Comparison table: Common slope ratios converted to angle and percent grade

Use Case Rise:Run Ratio Angle (degrees) Slope (%)
ADA maximum ramp slope 1:12 4.76° 8.33%
Gentle site drainage target 1:50 1.15° 2.00%
Steeper drainage swale 1:20 2.86° 5.00%
OSHA 4:1 ladder setup (vertical:horizontal) 4:1 75.96° 400.00%
Typical stair geometry example (7:11) 7:11 32.47° 63.64%

How to use this calculator correctly

  1. Select the calculation mode that matches your known dimensions.
  2. Choose the input unit (feet, inches, or meters).
  3. Enter the known values only. Keep angle between 0° and 90° for right-triangle use.
  4. Click Calculate to produce angle, rise, run, hypotenuse, and slope percent.
  5. Review the chart for a quick visual sanity check of triangle proportions.

If results look unrealistic, check for unit mistakes first. A very common error is typing inches while the unit is set to feet. The second most common is mixing vertical and horizontal labels in the field. When precision is critical, measure twice and compare against the expected ratio.

Comparison table: Required run for selected rises at common angles

Angle Run for 1 ft Rise Run for 3 ft Rise Run for 5 ft Rise
28.64 ft 85.93 ft 143.21 ft
11.43 ft 34.29 ft 57.15 ft
10° 5.67 ft 17.01 ft 28.36 ft
15° 3.73 ft 11.20 ft 18.66 ft
30° 1.73 ft 5.20 ft 8.66 ft

Applied examples for builders and inspectors

Example 1: Ramp planning. Suppose a doorway sits 2.5 feet above surrounding grade. If you target a 1:12 slope, run = 2.5 × 12 = 30 feet. The equivalent angle is about 4.76 degrees, which aligns with accessibility constraints used in many compliant designs. You can verify this quickly using the Rise + Run mode.

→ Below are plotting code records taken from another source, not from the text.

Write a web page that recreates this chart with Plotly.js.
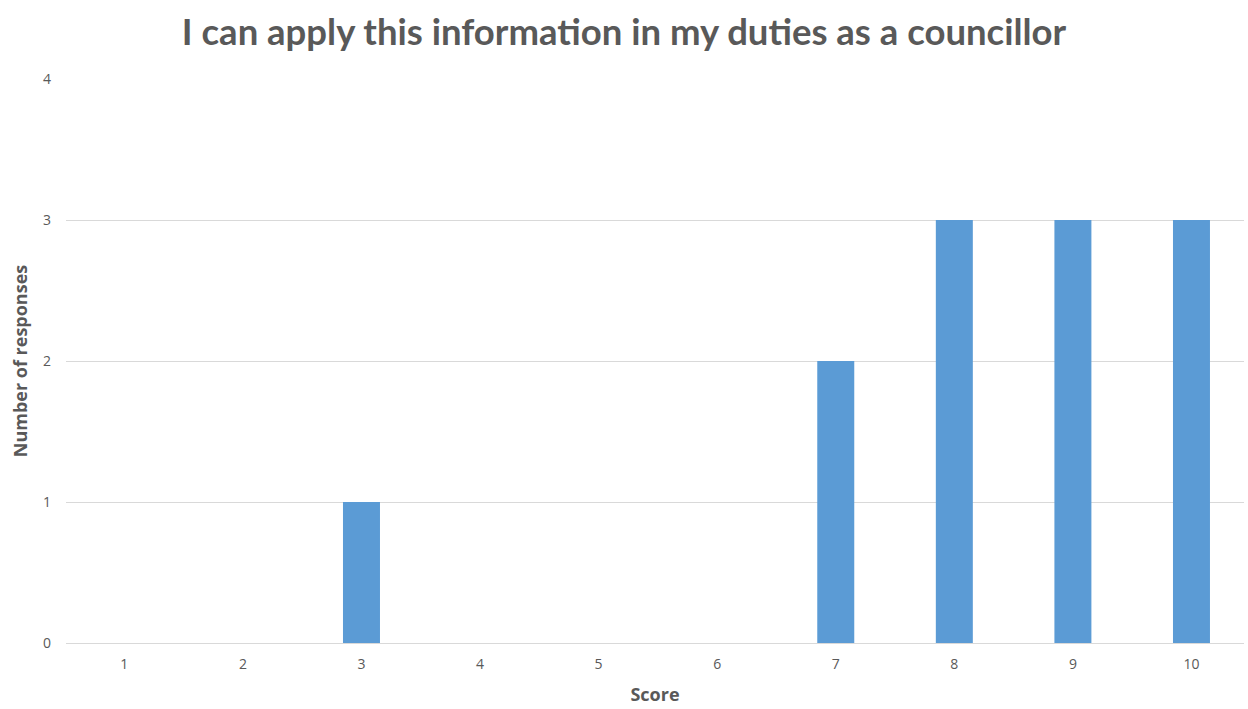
<!DOCTYPE html>
<html>
<head>
<meta charset="utf-8">
<script src="https://cdn.plot.ly/plotly-3.0.1.min.js"></script>
<style>html,body{margin:0;padding:0;background:#fff;}#chart{width:1248px;height:709px;}</style>
</head>
<body>
<div id="chart"></div>
<script>
const scores = ['1','2','3','4','5','6','7','8','9','10'];
const responses = [0, 0, 1, 0, 0, 0, 2, 3, 3, 3];
const yTicks = [0, 1, 2, 3, 4];
const chartTitle = 'I can apply this information in my duties as a councillor';
const xTitle = 'Score';
const yTitle = 'Number of responses';

const trace = {
  type: 'bar',
  x: scores,
  y: responses,
  marker: {color: '#5B9BD5', line: {width: 0}},
  hoverinfo: 'x+y'
};

const layout = {
  width: 1248, height: 709,
  paper_bgcolor: '#ffffff', plot_bgcolor: '#ffffff',
  margin: {l: 66, r: 4, t: 79, b: 66},
  bargap: 0.688,
  showlegend: false,
  font: {family: 'Open Sans, sans-serif', color: '#595959'},
  title: {
    text: chartTitle,
    font: {family: 'Lato, sans-serif', size: 36.5, color: '#595959', weight: 'bold'},
    x: 0.5, xanchor: 'center', y: 0.955, yanchor: 'middle'
  },
  xaxis: {
    type: 'category',
    range: [-0.492, 9.443],
    title: {text: xTitle, font: {size: 18, color: '#595959', weight: 'bold'}, standoff: 16},
    tickfont: {size: 14, color: '#595959'},
    showgrid: false, zeroline: false, showline: false,
    ticks: '', ticklabelstandoff: 11
  },
  yaxis: {
    range: [0, 4],
    tickvals: yTicks,
    title: {text: yTitle, font: {size: 18, color: '#595959', weight: 'bold'}, standoff: 10},
    tickfont: {size: 14, color: '#595959'},
    showgrid: true, gridcolor: '#D9D9D9', gridwidth: 1,
    zeroline: true, zerolinecolor: '#D9D9D9', zerolinewidth: 1,
    showline: false, ticks: '', ticklabelstandoff: 14
  }
};

Plotly.newPlot('chart', [trace], layout, {displayModeBar: false, staticPlot: true});
</script>
</body>
</html>
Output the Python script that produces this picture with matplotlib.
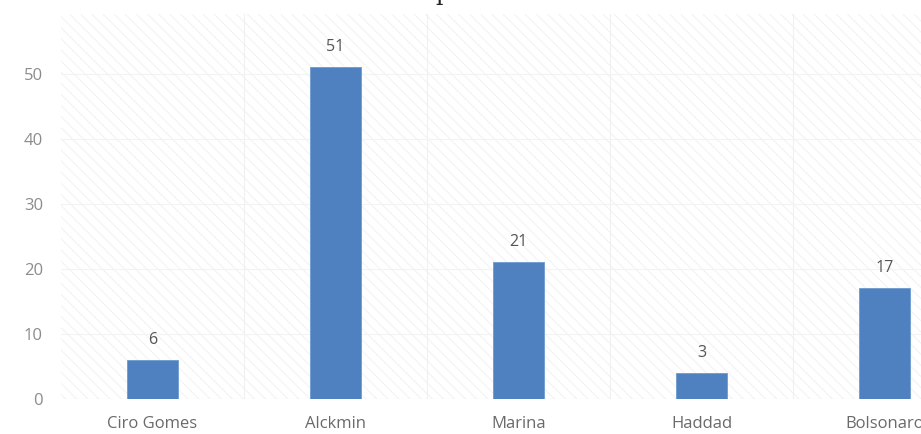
import matplotlib.pyplot as plt

plt.rcParams['hatch.linewidth'] = 0.8
plt.rcParams['hatch.color'] = '#f3f3f3'

candidates = ['Ciro Gomes', 'Alckmin', 'Marina', 'Haddad', 'Bolsonaro']
heights = [6, 51, 21, 4, 17]
value_labels = ['6', '51', '21', '3', '17']
y_ticks = [0, 10, 20, 30, 40, 50]

fig = plt.figure(figsize=(9.21, 4.34), dpi=100, facecolor='white')
ax = fig.add_axes([61 / 921, 35 / 434, 915 / 921, 385 / 434])

# excel-like striped background
ax.patch.set_facecolor('white')
ax.patch.set_hatch('\\\\\\')
ax.patch.set_edgecolor('#f3f3f3')

x = list(range(len(candidates)))
bars = ax.bar(x, heights, width=0.28, color='#4f80c0', edgecolor='#6f9ad0',
              linewidth=0.6, zorder=3)

for bar, lab in zip(bars, value_labels):
    ax.text(bar.get_x() + bar.get_width() / 2, bar.get_height() + 1.9, lab,
            ha='center', va='bottom', fontsize=11.5, color='#555555',
            family='Open Sans', zorder=4)

ax.set_xlim(-0.5, len(candidates) - 0.5)
ax.set_ylim(0, 59.2)
ax.set_yticks(y_ticks)
ax.set_xticks(x)
ax.set_xticklabels(candidates, fontsize=12, color='#6a6a6a', family='Open Sans')
ax.set_yticklabels([str(t) for t in y_ticks], fontsize=12, color='#8c8c8c',
                   family='Open Sans')
ax.tick_params(axis='both', length=0)
ax.tick_params(axis='y', pad=13)
ax.tick_params(axis='x', pad=12)

ax.set_xticks([i + 0.5 for i in x[:-1]], minor=True)
ax.tick_params(axis='x', which='minor', length=0)
ax.grid(axis='y', which='major', color='#f3f3f3', linewidth=0.8, zorder=1)
ax.grid(axis='x', which='minor', color='#f0f0f0', linewidth=0.8, zorder=1)
ax.grid(axis='x', which='major', visible=False)
ax.axhline(0, color='#eeeeee', linewidth=0.8, zorder=2)
for s in ax.spines.values():
    s.set_visible(False)

# top of the (cropped) title
fig.text(443 / 921, 1.0, 'p', ha='center', va='baseline', fontsize=17,
         family='DejaVu Serif', color='#222222')

fig.savefig('out.png', dpi=100)
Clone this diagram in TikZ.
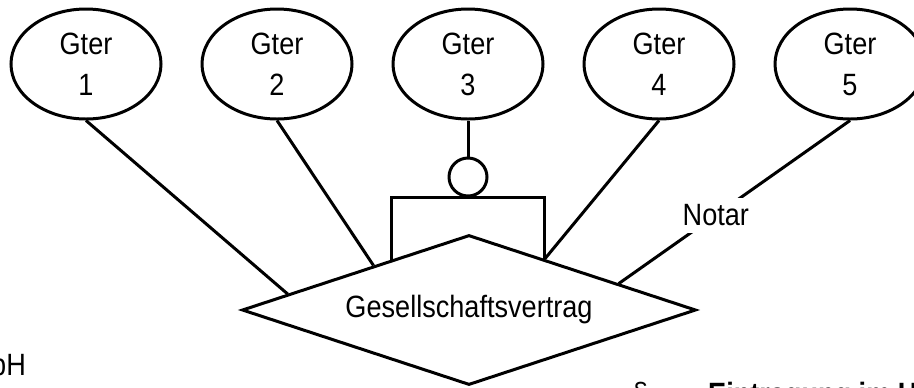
\documentclass[tikz,border=0pt]{standalone}
\usepackage{fontspec}
\setmainfont[FakeStretch=0.88]{Liberation Sans}
\usepackage{xcolor}
\usepackage{tikz}
\usetikzlibrary{positioning, shapes.geometric}

\begin{document}
\begin{tikzpicture}[x=0.5pt, y=-0.5pt, node distance=19pt, line width=1.5pt,
    every node/.style={align=center, font=\fontsize{15.4}{20.5}\selectfont},
    gter/.style={draw, ellipse, minimum width=75pt, minimum height=55pt, inner sep=0pt},
    vertragbox/.style={draw, diamond, aspect=3, minimum width=227pt, minimum height=75pt, inner sep=0pt}]
    \useasboundingbox (0,0) rectangle (914,387);

    % Gesellschafter oben
    \node (g3) [gter] at (468,64) {Gter\\3};
    \node (g2) [gter, left=of g3] {Gter\\2};
    \node (g1) [gter, left=of g2] {Gter\\1};
    \node (g4) [gter, right=of g3] {Gter\\4};
    \node (g5) [gter, right=of g4] {Gter\\5};

    % Vertrag unten
    \node (vertrag) [vertragbox] at (469,310) {Gesellschaftsvertrag};
    \node (ring) [below=18pt of g3, draw, circle, minimum size=19pt, inner sep=0pt] {};

    % Linien
    \draw (g1.south) -- (vertrag.175);
    \draw (g2.south) -- (vertrag.155);
    \draw (g3.south) -- (ring.north);
    \draw (vertrag.147) |- (ring.south) -| (vertrag.34);
    \draw (g4.south) -- (vertrag.34);
    \draw (g5.south) -- node[pos=0.58, fill=white] {Notar} (vertrag.10);

    % abgeschnittene Texte am Rand
    \node (gmbh) [anchor=base east] at (34,375) {GmbH};
    \node (para) [anchor=base west] at (625,404) {§};
    \node (eintrag) [anchor=base west, font=\fontsize{15.4}{20.5}\selectfont\bfseries] at (700,404) {Eintragung im H};
\end{tikzpicture}
\end{document}
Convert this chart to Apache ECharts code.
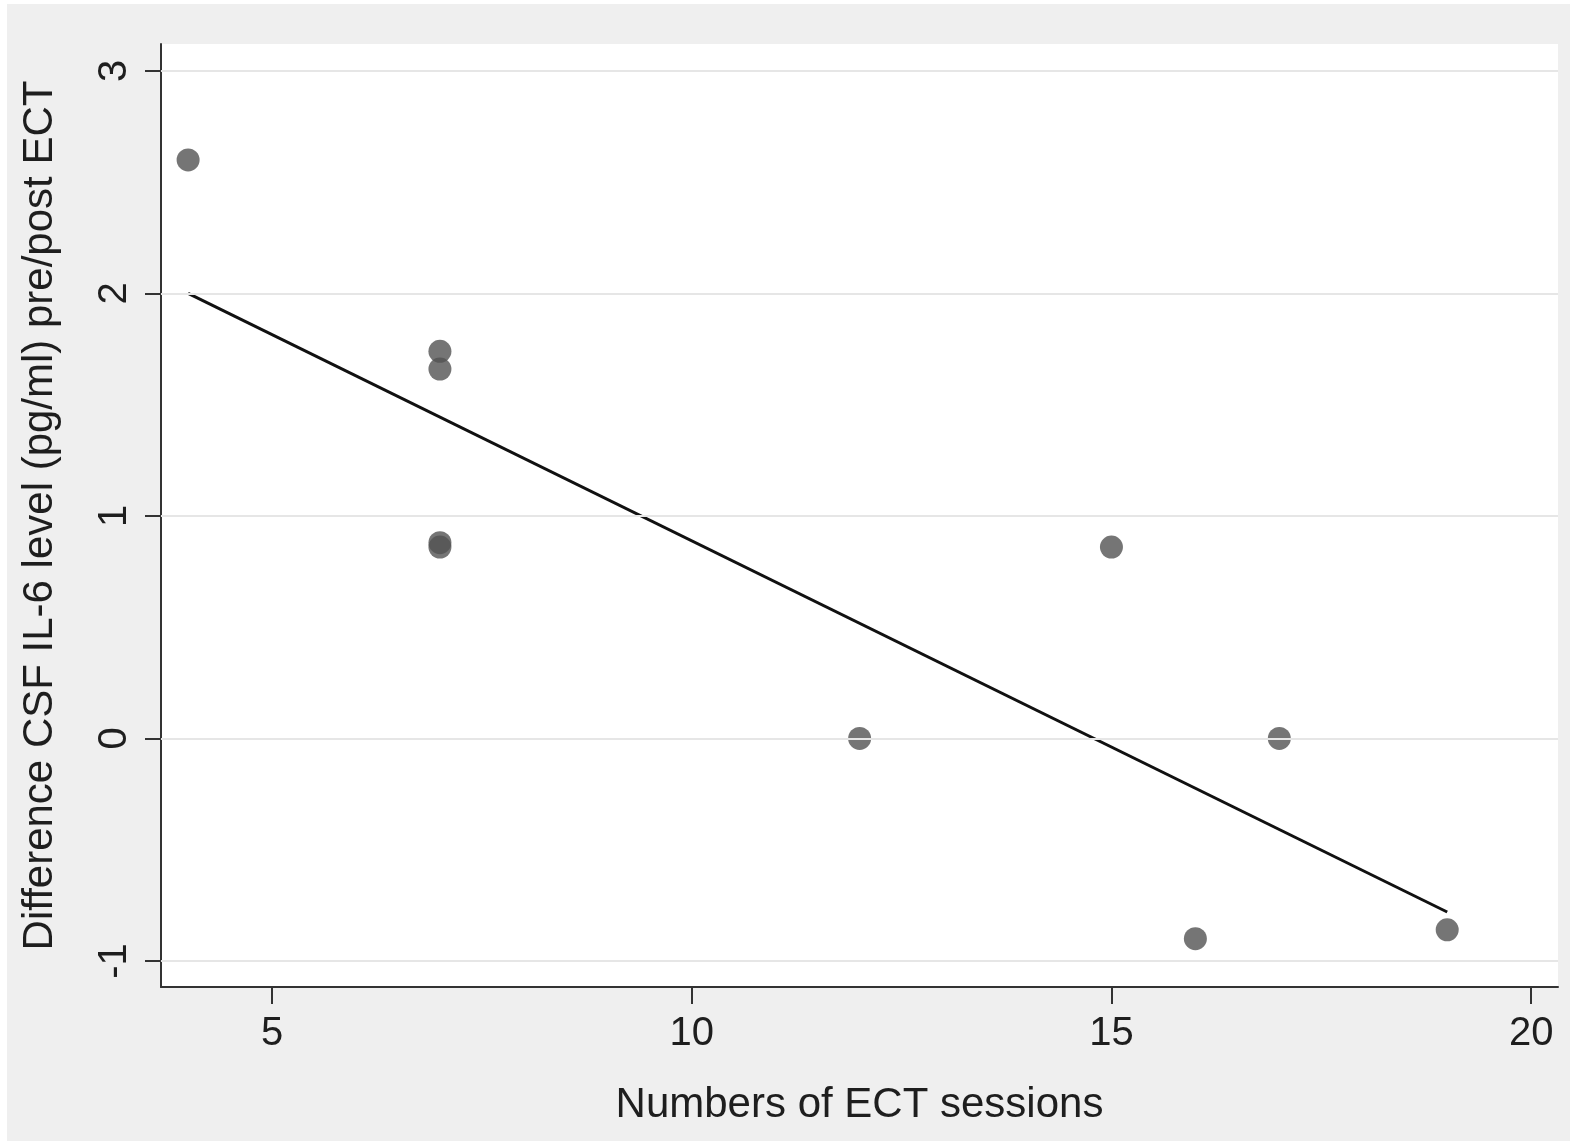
<!DOCTYPE html>
<html>
<head>
<meta charset="utf-8">
<script src="https://cdn.jsdelivr.net/npm/echarts@6/dist/echarts.min.js"></script>
<style>
  html, body { margin: 0; padding: 0; background: #ffffff; }
  #bg { position: absolute; left: 7px; top: 4px; width: 1563px; height: 1137px; background: #efefef; }
  #chart { position: absolute; left: 0; top: 0; width: 1570px; height: 1141px; }
</style>
</head>
<body>
<div id="bg"></div>
<div id="chart"></div>
<script>
// Number of ECT sessions per patient and change in CSF IL-6 (pre minus post)
const sessions = [4, 7, 7, 7, 7, 12, 15, 16, 17, 19];
const il6Diff  = [2.6, 1.74, 1.66, 0.88, 0.86, 0, 0.86, -0.9, 0, -0.86];

// Fitted linear trend, end points
const fitX = [4, 19];
const fitY = [2.0, -0.78];

// Tick labels
const xTicks = [5, 10, 15, 20];
const yTicks = [-1, 0, 1, 2, 3];

const FONT = '"Liberation Sans", Arial, Helvetica, sans-serif';
const TEXT = '#1e1e1e';
const AXIS = '#333333';

const chart = echarts.init(document.getElementById('chart'), null, { renderer: 'canvas' });

chart.setOption({
  backgroundColor: 'transparent',
  animation: false,
  grid: {
    left: 161, top: 44, width: 1397, height: 943,
    show: true, backgroundColor: '#ffffff', borderWidth: 0
  },
  xAxis: {
    type: 'value',
    min: 3.677, max: 20.32,
    name: 'Numbers of ECT sessions',
    nameLocation: 'middle',
    nameGap: 97,
    nameTextStyle: { fontFamily: FONT, fontSize: 42, color: TEXT },
    axisLine: { show: true, onZero: false, lineStyle: { color: AXIS, width: 2 } },
    axisTick: { show: true, length: 17, customValues: xTicks, lineStyle: { color: AXIS, width: 2 } },
    axisLabel: { customValues: xTicks, margin: 27, fontFamily: FONT, fontSize: 40, color: TEXT },
    splitLine: { show: false }
  },
  yAxis: {
    type: 'value',
    min: -1.117, max: 3.121,
    name: 'Difference CSF IL-6 level (pg/ml) pre/post ECT',
    nameLocation: 'middle',
    nameGap: 100,
    nameRotate: 90,
    nameTextStyle: { fontFamily: FONT, fontSize: 42, color: TEXT },
    axisLine: { show: true, onZero: false, lineStyle: { color: AXIS, width: 2 } },
    axisTick: { show: true, length: 16, customValues: yTicks, lineStyle: { color: AXIS, width: 2 } },
    axisLabel: { customValues: yTicks, rotate: 90, margin: 26, fontFamily: FONT, fontSize: 40, color: TEXT },
    splitLine: { show: false }
  },
  series: [
    {
      type: 'line',
      z: 2,
      data: fitX.map((x, i) => [x, fitY[i]]),
      showSymbol: false,
      symbol: 'none',
      lineStyle: { color: '#111111', width: 3 },
      silent: true,
      markLine: {
        silent: true,
        symbol: ['none', 'none'],
        label: { show: false },
        lineStyle: { color: '#e6e6e6', width: 2, type: 'solid' },
        data: yTicks.map(v => ({ yAxis: v }))
      }
    },
    {
      type: 'scatter',
      z: 3,
      data: sessions.map((x, i) => [x, il6Diff[i]]),
      symbol: 'circle',
      symbolSize: 23,
      itemStyle: { color: '#525252' }
    }
  ]
});
</script>
</body>
</html>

Example 2: Roof framing check. You measure a rise of 4 feet over a horizontal run of 12 feet. Angle = arctan(4/12) = 18.43 degrees. Hypotenuse becomes about 12.65 feet. This helps with rafter length estimates before adding overhang adjustments.

Example 3: Ladder setup. If the contact point is 16 feet high, a 4:1 rule suggests the base should be 4 feet from the wall. The corresponding angle with ground is around 75.96 degrees. This gives a practical cross-check for safe setup before climbing.

Accuracy best practices in the field

  • Use consistent units from measurement through calculation.
  • Record whether each value is vertical rise or horizontal run, not diagonal distance.
  • For long runs, account for uneven terrain and verify multiple points.
  • Round only at the end of a calculation chain to avoid compounded error.
  • Where compliance applies, always validate against governing code text and local amendments.

Common mistakes and how to avoid them

Many bad outcomes come from simple input errors rather than math problems. Entering angle in radians instead of degrees, swapping rise and run, or entering diagonal length in the run box can all produce misleading outputs. Another issue is assuming one standard applies everywhere. For example, a slope acceptable for grading may not meet accessibility requirements for a public entrance. Treat this calculator as a decision aid, then confirm final values with project documents, code officials, and stamped plans where required.

When to use angle, ratio, or percent slope

Different stakeholders prefer different formats. Engineers often communicate in percent grade. Carpenters and concrete teams frequently use rise:run ratios. Inspectors and designers may specify angle for certain assemblies. Because they represent the same geometry, converting among all three is useful. A quick memory aid: percent slope gets large quickly as angle increases, while small angles can still require very long runs when expressed in feet. That is why a seemingly minor elevation change can consume significant space in ramps and grading transitions.

Final takeaway

A reliable angle calculator in feet saves time, reduces layout errors, and gives a common language for design, installation, and inspection. Use it to move seamlessly between rise, run, angle, and hypotenuse, then compare your outputs to project requirements and official standards. In real projects, that workflow supports safer ladders, more accessible ramps, better drainage outcomes, and cleaner geometry across framing and site work.

Professional note: This tool provides geometric calculations, not legal code approval. For permitted work, verify all dimensions with current local and national requirements.